[The Screwtape Letters written by C. S. Lewis present the tale of a demon-tutor (named Screwtape) who serves Satan. Screwtape’s task is to instruct his student Wormwood in the ways of evil. My previous post provides background material explaining the letter reproduced below, third of seven in a series of posts that follow.]
Your keen powers of observation are confirmed each time you write me now. You are correct in noting that the ever-present media to which I referred now includes that veritable devil’s playground They call the Internet. Within this format, the possibilities are endless for firming up your patient’s solid roots into the soil of our Camp. You say his young wife resents the time he’s spending online and away from her. Excellent! The seeds of marital discord are there for your able exploitation. You should coordinate your strategy with Grendvald to be certain he works on the woman with the same approach you direct at your man. Their mutual discontent will multiply devilishly well with this kind of two-pronged assault.
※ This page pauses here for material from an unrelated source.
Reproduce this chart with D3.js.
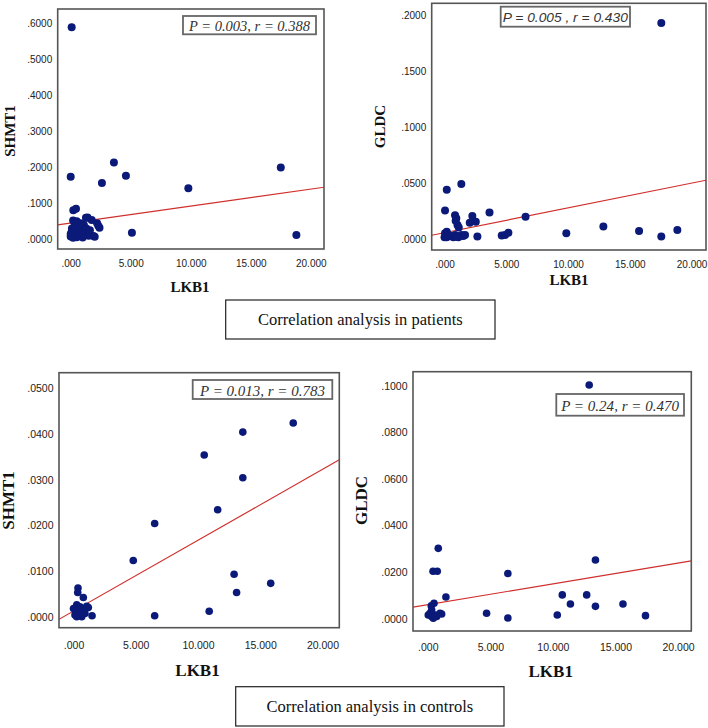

You would do well to remember your early lessons with me. I refer to that particular assignment that led to your disgrace and nearly to your end. (I know. I promised I wouldn’t bring up that matter again, but I’m a devil — I never claimed to be honest!)
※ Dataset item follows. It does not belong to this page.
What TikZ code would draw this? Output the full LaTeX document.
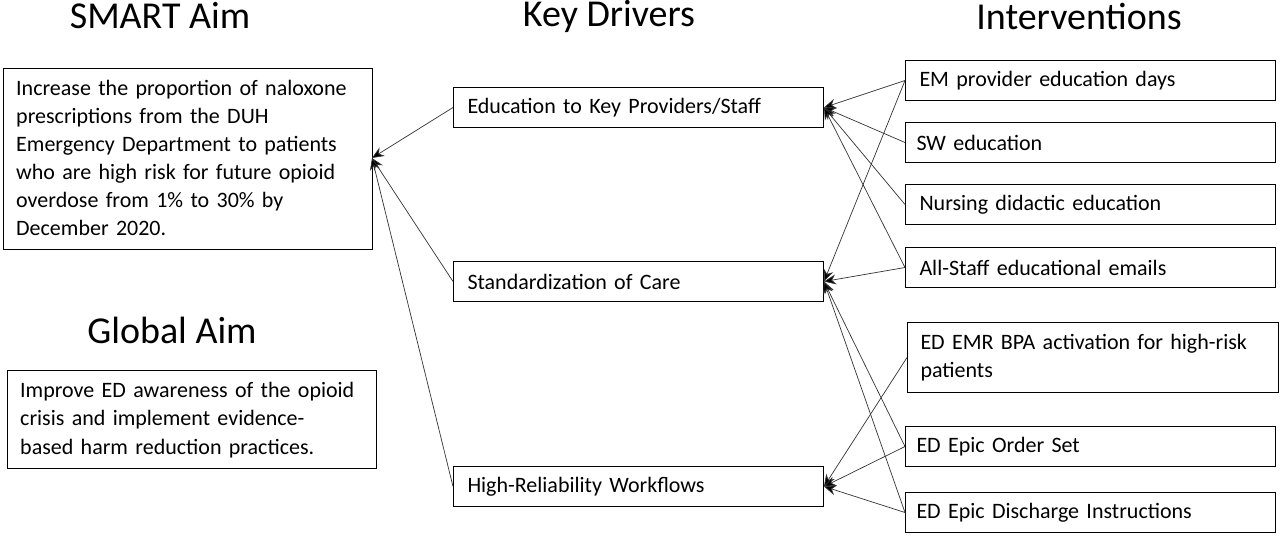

My recollection is that your patient was living with his mother, a situation not dissimilar to living with a wife. I outlined four guidelines to warrant domestic turbulence. While the same methods would apply here, I would suggest you focus most on the latter two: the seemingly insignificant things she does that cause him great annoyance, and the off-handed comments they each utter that fall on the ears and penetrate their hearts like poisoned barbs. This can work. If the woman is like most of her kind whom I’ve observed, she’s already operating in a hypersensitive emotional mode. Make him smack his lips at the dining table, and belch in public without apology. Rock musicians are prone to grasping their crotches onstage, but wives are not generally enthusiastic about such behavior. Once his misconduct becomes ingrained, your patient needs only to throw in a sarcastic verbal zinger here and there to cool whatever esteem or passion his wife once had for him. And Grendvald can use the same technique as he works on the woman.
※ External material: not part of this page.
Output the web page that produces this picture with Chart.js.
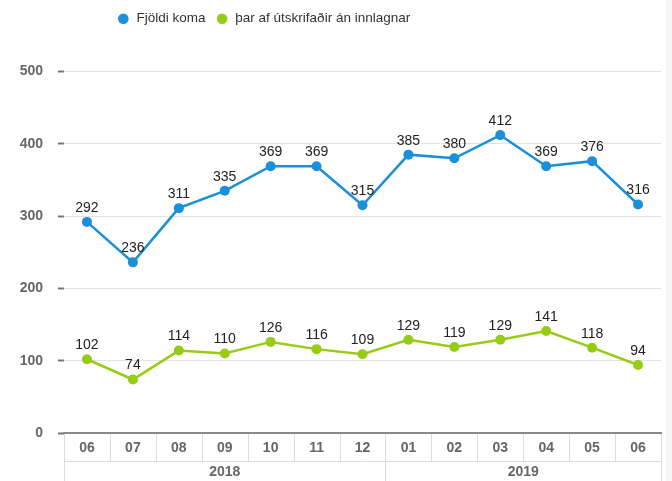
<!DOCTYPE html>
<html>
<head>
<meta charset="utf-8">
<script src="https://cdn.jsdelivr.net/npm/chart.js@4"></script>
<style>
  body { margin: 0; background: #f6f6f6; }
  #wrap { width: 666px; height: 481px; background: #fff; position: relative; }
</style>
</head>
<body>
<div id="wrap"><canvas id="mycanvas"></canvas></div>
<script>
var months = ['06', '07', '08', '09', '10', '11', '12', '01', '02', '03', '04', '05', '06'];
var years = [
  { label: '2018', from: 0, to: 6 },
  { label: '2019', from: 7, to: 12 }
];
var fjoldiKoma = [292, 236, 311, 335, 369, 369, 315, 385, 380, 412, 369, 376, 316];
var anInnlagnar = [102, 74, 114, 110, 126, 116, 109, 129, 119, 129, 141, 118, 94];

var blue = '#1b8fd8';
var green = '#98cb16';
var axisGrey = '#666';
var font = "'Liberation Sans', Arial, sans-serif";

// numbers above every point
var valueLabels = {
  id: 'valueLabels',
  afterDatasetsDraw: function(chart) {
    var ctx = chart.ctx;
    ctx.save();
    ctx.font = '14px ' + font;
    ctx.fillStyle = '#222';
    ctx.textAlign = 'center';
    ctx.textBaseline = 'middle';
    chart.data.datasets.forEach(function(ds, i) {
      chart.getDatasetMeta(i).data.forEach(function(pt, j) {
        ctx.fillText(ds.data[j], pt.x, pt.y - 14);
      });
    });
    ctx.restore();
  }
};

// month cells + year row under the x axis
var axisTable = {
  id: 'axisTable',
  afterDraw: function(chart) {
    var ctx = chart.ctx;
    var x = chart.scales.x;
    var area = chart.chartArea;
    var w = (area.right - area.left) / months.length;
    var top = area.bottom;
    var mid = top + 28;
    var bottom = chart.height;
    ctx.save();
    ctx.strokeStyle = '#dcdcdc';
    ctx.lineWidth = 1;
    ctx.beginPath();
    for (var i = 0; i <= months.length; i++) {
      var px = Math.round(area.left + i * w) + 0.5;
      ctx.moveTo(px, top + 1);
      ctx.lineTo(px, mid);
    }
    ctx.moveTo(area.left, mid + 0.5);
    ctx.lineTo(area.right, mid + 0.5);
    years.forEach(function(y) {
      var l = Math.round(x.getPixelForValue(y.from) - w / 2) + 0.5;
      var r = Math.round(x.getPixelForValue(y.to) + w / 2) + 0.5;
      ctx.moveTo(l, mid);
      ctx.lineTo(l, bottom);
      ctx.moveTo(r, mid);
      ctx.lineTo(r, bottom);
    });
    ctx.stroke();
    ctx.font = 'bold 14px ' + font;
    ctx.fillStyle = axisGrey;
    ctx.textAlign = 'center';
    ctx.textBaseline = 'middle';
    years.forEach(function(y) {
      var l = x.getPixelForValue(y.from) - w / 2;
      var r = x.getPixelForValue(y.to) + w / 2;
      ctx.fillText(y.label, (l + r) / 2, mid + 11);
    });
    ctx.restore();
  }
};

// extra room under the legend, and the legend sits left of centre
var legendSpace = {
  id: 'legendSpace',
  beforeInit: function(chart) {
    var fit = chart.legend.fit;
    chart.legend.fit = function() {
      fit.bind(chart.legend)();
      this.height += 38;
    };
  },
  afterLayout: function(chart) {
    chart.legend.right -= 136;
    chart.legend.top += 2;
  }
};

var ctx = document.getElementById('mycanvas');

var chart = new Chart(ctx, {
  type: 'line',
  data: {
    labels: months,
    datasets: [
      {
        label: 'Fjöldi koma',
        data: fjoldiKoma,
        borderColor: blue,
        backgroundColor: blue,
        pointBackgroundColor: blue,
        pointBorderColor: blue,
        borderWidth: 2.5,
        pointRadius: 5,
        pointBorderWidth: 0,
        fill: false,
        tension: 0
      },
      {
        label: 'þar af útskrifaðir án innlagnar',
        data: anInnlagnar,
        borderColor: green,
        backgroundColor: green,
        pointBackgroundColor: green,
        pointBorderColor: green,
        borderWidth: 2.5,
        pointRadius: 5,
        pointBorderWidth: 0,
        fill: false,
        tension: 0
      }
    ]
  },
  options: {
    responsive: true,
    maintainAspectRatio: false,
    animation: false,
    layout: { padding: { top: 0, right: 3, bottom: 0, left: 0 } },
    plugins: {
      tooltip: { enabled: false },
      legend: {
        position: 'top',
        labels: {
          usePointStyle: true,
          pointStyle: 'circle',
          boxWidth: 13,
          boxHeight: 7.5,
          padding: 10,
          color: '#333',
          font: { family: font, size: 13.5 }
        }
      }
    },
    scales: {
      x: {
        type: 'category',
        offset: true,
        grid: { display: false },
        border: { display: true, color: '#888', width: 2 },
        ticks: {
          color: axisGrey,
          padding: -1,
          maxRotation: 0,
          autoSkip: false,
          font: { family: font, size: 14, weight: 'bold' }
        },
        afterFit: function(scale) { scale.height = 48; }
      },
      y: {
        min: 0,
        max: 500,
        ticks: {
          stepSize: 100,
          color: axisGrey,
          padding: 12,
          font: { family: font, size: 14, weight: 'bold' }
        },
        grid: {
          color: '#e3e3e3',
          tickColor: '#777',
          tickLength: 9,
          tickWidth: 2,
          tickBorderDash: [6, 3],
          tickBorderDashOffset: 6
        },
        border: { display: false },
        afterFit: function(scale) { scale.width = 64; }
      }
    }
  },
  plugins: [valueLabels, axisTable, legendSpace]
});
</script>
</body>
</html>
As to your man’s online activity, chat rooms offer much on which you can capitalize. Remind him that his chat room acquaintances “understand” him in a way his wife cannot. He can forge anonymous relationships in those chat rooms that feed his vanity and provide counterfeit satisfaction for his loneliness. The phony intimacy he can enjoy online will prove even more appealing to him than getting naked under the bedsheets with his wife. The anonymity of chat rooms heightens the allure. Your patient can be whoever he chooses to be, and he can fantasize wildly about his chat partners. It’s that element of mystery that draws him back time after time.
One of the Enemy’s own — I refuse to use his name — once said, “Good and evil both increase at compound interest. That is why the little decisions you and I make everyday are of such infinite importance.” (Frightening, isn’t it? A few of Them have figured out how significant the little decisions can be … but I won’t concern myself here with those few.) I only mention this quotation because it emphasizes that we must exploit those little decisions for evil in order to produce the greatest pain. Your man must be driven to the point where he hungers for the chat room. Sure, he might get fired if his boss finds him online chatting when he should be hard at his work. It doesn’t matter. If you can move him past distraction where his every thought is consumed by these computerized rendezvous, we can anticipate all manner of wickedness in his future. Little evil decisions multiply themselves to equal iniquity squared. That, Nephew, is the magic of what They call compound interest!
I think your patient’s chat room escapades are something we need to evaluate further. So, a couple questions before I close. Is there a particular chat room he prefers? With whom is he chatting? Given some additional information, this compound interest thing could become very interesting indeed.